• _Task to complete_:
Write the data out again, exactly as given.

start

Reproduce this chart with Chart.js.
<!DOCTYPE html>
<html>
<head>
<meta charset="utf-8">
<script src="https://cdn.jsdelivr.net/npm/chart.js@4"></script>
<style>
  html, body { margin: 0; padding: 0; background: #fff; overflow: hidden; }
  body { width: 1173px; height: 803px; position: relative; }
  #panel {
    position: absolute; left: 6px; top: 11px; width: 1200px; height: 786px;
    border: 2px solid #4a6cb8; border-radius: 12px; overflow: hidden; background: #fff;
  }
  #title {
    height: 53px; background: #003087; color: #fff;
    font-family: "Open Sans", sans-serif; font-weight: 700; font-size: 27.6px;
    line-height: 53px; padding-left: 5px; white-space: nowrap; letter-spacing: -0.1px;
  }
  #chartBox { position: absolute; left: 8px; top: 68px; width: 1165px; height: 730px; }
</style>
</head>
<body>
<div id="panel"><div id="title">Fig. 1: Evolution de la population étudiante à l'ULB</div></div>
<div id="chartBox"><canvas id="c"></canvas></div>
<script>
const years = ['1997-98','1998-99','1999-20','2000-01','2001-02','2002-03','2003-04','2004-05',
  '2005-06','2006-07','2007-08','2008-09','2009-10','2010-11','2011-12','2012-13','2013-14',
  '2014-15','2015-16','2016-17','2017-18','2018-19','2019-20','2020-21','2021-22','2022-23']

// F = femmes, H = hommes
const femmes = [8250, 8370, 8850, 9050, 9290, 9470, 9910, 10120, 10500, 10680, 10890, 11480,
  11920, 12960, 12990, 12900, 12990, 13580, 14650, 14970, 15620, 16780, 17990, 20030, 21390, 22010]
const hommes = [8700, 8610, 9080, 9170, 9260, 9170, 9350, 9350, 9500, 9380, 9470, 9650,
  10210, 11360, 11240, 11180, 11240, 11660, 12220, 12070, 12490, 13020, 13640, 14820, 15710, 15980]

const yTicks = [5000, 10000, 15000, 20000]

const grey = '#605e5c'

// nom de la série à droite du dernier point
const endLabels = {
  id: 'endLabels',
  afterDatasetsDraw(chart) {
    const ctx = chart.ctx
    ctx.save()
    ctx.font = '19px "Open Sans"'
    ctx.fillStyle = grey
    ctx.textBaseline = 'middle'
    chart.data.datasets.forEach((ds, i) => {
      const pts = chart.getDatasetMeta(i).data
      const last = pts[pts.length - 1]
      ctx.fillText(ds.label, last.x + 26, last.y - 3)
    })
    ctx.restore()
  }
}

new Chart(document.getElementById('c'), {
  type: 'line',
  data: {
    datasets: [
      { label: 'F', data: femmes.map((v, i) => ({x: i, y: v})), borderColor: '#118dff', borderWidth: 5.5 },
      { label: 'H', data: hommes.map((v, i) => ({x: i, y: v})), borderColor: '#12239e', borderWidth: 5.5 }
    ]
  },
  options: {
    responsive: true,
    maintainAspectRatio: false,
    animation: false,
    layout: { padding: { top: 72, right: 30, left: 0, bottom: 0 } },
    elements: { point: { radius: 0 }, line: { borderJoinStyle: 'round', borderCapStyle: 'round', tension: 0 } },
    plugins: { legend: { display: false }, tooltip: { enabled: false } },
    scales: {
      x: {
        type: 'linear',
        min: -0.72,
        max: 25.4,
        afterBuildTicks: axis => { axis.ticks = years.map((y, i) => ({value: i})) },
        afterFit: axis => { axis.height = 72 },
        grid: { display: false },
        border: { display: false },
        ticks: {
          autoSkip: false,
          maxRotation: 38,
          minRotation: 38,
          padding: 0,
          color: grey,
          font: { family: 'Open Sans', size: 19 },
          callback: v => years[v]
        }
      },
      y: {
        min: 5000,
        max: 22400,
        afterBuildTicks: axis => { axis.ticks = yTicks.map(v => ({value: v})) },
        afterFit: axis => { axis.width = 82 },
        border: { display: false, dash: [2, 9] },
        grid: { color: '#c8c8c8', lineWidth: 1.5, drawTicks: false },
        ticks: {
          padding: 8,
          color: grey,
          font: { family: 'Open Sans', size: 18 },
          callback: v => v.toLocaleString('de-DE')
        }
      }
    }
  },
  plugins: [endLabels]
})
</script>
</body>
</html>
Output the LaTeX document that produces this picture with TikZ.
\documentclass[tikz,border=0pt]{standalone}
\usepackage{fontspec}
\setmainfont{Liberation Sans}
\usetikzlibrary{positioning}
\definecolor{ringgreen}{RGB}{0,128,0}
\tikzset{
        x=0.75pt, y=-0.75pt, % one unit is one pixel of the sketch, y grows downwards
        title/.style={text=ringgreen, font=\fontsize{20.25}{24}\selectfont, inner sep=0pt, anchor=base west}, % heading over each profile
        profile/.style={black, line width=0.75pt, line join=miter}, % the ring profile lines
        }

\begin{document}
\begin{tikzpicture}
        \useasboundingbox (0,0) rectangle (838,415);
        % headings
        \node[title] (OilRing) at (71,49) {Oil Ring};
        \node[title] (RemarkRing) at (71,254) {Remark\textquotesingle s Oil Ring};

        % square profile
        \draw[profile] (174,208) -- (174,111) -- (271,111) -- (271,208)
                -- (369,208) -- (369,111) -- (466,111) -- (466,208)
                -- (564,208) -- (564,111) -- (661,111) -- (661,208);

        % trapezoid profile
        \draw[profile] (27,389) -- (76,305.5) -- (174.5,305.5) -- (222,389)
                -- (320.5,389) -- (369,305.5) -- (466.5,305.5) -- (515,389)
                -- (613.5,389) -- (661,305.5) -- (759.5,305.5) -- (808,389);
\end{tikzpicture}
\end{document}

end

• _Task solution_:
Reproduce this chart with Chart.js.
<!DOCTYPE html>
<html>
<head>
<meta charset="utf-8">
<script src="https://cdn.jsdelivr.net/npm/chart.js@4"></script>
<style>
  html, body { margin: 0; padding: 0; background: #fff; overflow: hidden; }
  body { width: 1173px; height: 803px; position: relative; }
  #panel {
    position: absolute; left: 6px; top: 11px; width: 1200px; height: 786px;
    border: 2px solid #4a6cb8; border-radius: 12px; overflow: hidden; background: #fff;
  }
  #title {
    height: 53px; background: #003087; color: #fff;
    font-family: "Open Sans", sans-serif; font-weight: 700; font-size: 27.6px;
    line-height: 53px; padding-left: 5px; white-space: nowrap; letter-spacing: -0.1px;
  }
  #chartBox { position: absolute; left: 8px; top: 68px; width: 1165px; height: 730px; }
</style>
</head>
<body>
<div id="panel"><div id="title">Fig. 1: Evolution de la population étudiante à l'ULB</div></div>
<div id="chartBox"><canvas id="c"></canvas></div>
<script>
const years = ['1997-98','1998-99','1999-20','2000-01','2001-02','2002-03','2003-04','2004-05',
  '2005-06','2006-07','2007-08','2008-09','2009-10','2010-11','2011-12','2012-13','2013-14',
  '2014-15','2015-16','2016-17','2017-18','2018-19','2019-20','2020-21','2021-22','2022-23']

// F = femmes, H = hommes
const femmes = [8250, 8370, 8850, 9050, 9290, 9470, 9910, 10120, 10500, 10680, 10890, 11480,
  11920, 12960, 12990, 12900, 12990, 13580, 14650, 14970, 15620, 16780, 17990, 20030, 21390, 22010]
const hommes = [8700, 8610, 9080, 9170, 9260, 9170, 9350, 9350, 9500, 9380, 9470, 9650,
  10210, 11360, 11240, 11180, 11240, 11660, 12220, 12070, 12490, 13020, 13640, 14820, 15710, 15980]

const yTicks = [5000, 10000, 15000, 20000]

const grey = '#605e5c'

// nom de la série à droite du dernier point
const endLabels = {
  id: 'endLabels',
  afterDatasetsDraw(chart) {
    const ctx = chart.ctx
    ctx.save()
    ctx.font = '19px "Open Sans"'
    ctx.fillStyle = grey
    ctx.textBaseline = 'middle'
    chart.data.datasets.forEach((ds, i) => {
      const pts = chart.getDatasetMeta(i).data
      const last = pts[pts.length - 1]
      ctx.fillText(ds.label, last.x + 26, last.y - 3)
    })
    ctx.restore()
  }
}

new Chart(document.getElementById('c'), {
  type: 'line',
  data: {
    datasets: [
      { label: 'F', data: femmes.map((v, i) => ({x: i, y: v})), borderColor: '#118dff', borderWidth: 5.5 },
      { label: 'H', data: hommes.map((v, i) => ({x: i, y: v})), borderColor: '#12239e', borderWidth: 5.5 }
    ]
  },
  options: {
    responsive: true,
    maintainAspectRatio: false,
    animation: false,
    layout: { padding: { top: 72, right: 30, left: 0, bottom: 0 } },
    elements: { point: { radius: 0 }, line: { borderJoinStyle: 'round', borderCapStyle: 'round', tension: 0 } },
    plugins: { legend: { display: false }, tooltip: { enabled: false } },
    scales: {
      x: {
        type: 'linear',
        min: -0.72,
        max: 25.4,
        afterBuildTicks: axis => { axis.ticks = years.map((y, i) => ({value: i})) },
        afterFit: axis => { axis.height = 72 },
        grid: { display: false },
        border: { display: false },
        ticks: {
          autoSkip: false,
          maxRotation: 38,
          minRotation: 38,
          padding: 0,
          color: grey,
          font: { family: 'Open Sans', size: 19 },
          callback: v => years[v]
        }
      },
      y: {
        min: 5000,
        max: 22400,
        afterBuildTicks: axis => { axis.ticks = yTicks.map(v => ({value: v})) },
        afterFit: axis => { axis.width = 82 },
        border: { display: false, dash: [2, 9] },
        grid: { color: '#c8c8c8', lineWidth: 1.5, drawTicks: false },
        ticks: {
          padding: 8,
          color: grey,
          font: { family: 'Open Sans', size: 18 },
          callback: v => v.toLocaleString('de-DE')
        }
      }
    }
  },
  plugins: [endLabels]
})
</script>
</body>
</html>
Output the LaTeX document that produces this picture with TikZ.
\documentclass[tikz,border=0pt]{standalone}
\usepackage{fontspec}
\setmainfont{Liberation Sans}
\usetikzlibrary{positioning}
\definecolor{ringgreen}{RGB}{0,128,0}
\tikzset{
        x=0.75pt, y=-0.75pt, % one unit is one pixel of the sketch, y grows downwards
        title/.style={text=ringgreen, font=\fontsize{20.25}{24}\selectfont, inner sep=0pt, anchor=base west}, % heading over each profile
        profile/.style={black, line width=0.75pt, line join=miter}, % the ring profile lines
        }

\begin{document}
\begin{tikzpicture}
        \useasboundingbox (0,0) rectangle (838,415);
        % headings
        \node[title] (OilRing) at (71,49) {Oil Ring};
        \node[title] (RemarkRing) at (71,254) {Remark\textquotesingle s Oil Ring};

        % square profile
        \draw[profile] (174,208) -- (174,111) -- (271,111) -- (271,208)
                -- (369,208) -- (369,111) -- (466,111) -- (466,208)
                -- (564,208) -- (564,111) -- (661,111) -- (661,208);

        % trapezoid profile
        \draw[profile] (27,389) -- (76,305.5) -- (174.5,305.5) -- (222,389)
                -- (320.5,389) -- (369,305.5) -- (466.5,305.5) -- (515,389)
                -- (613.5,389) -- (661,305.5) -- (759.5,305.5) -- (808,389);
\end{tikzpicture}
\end{document}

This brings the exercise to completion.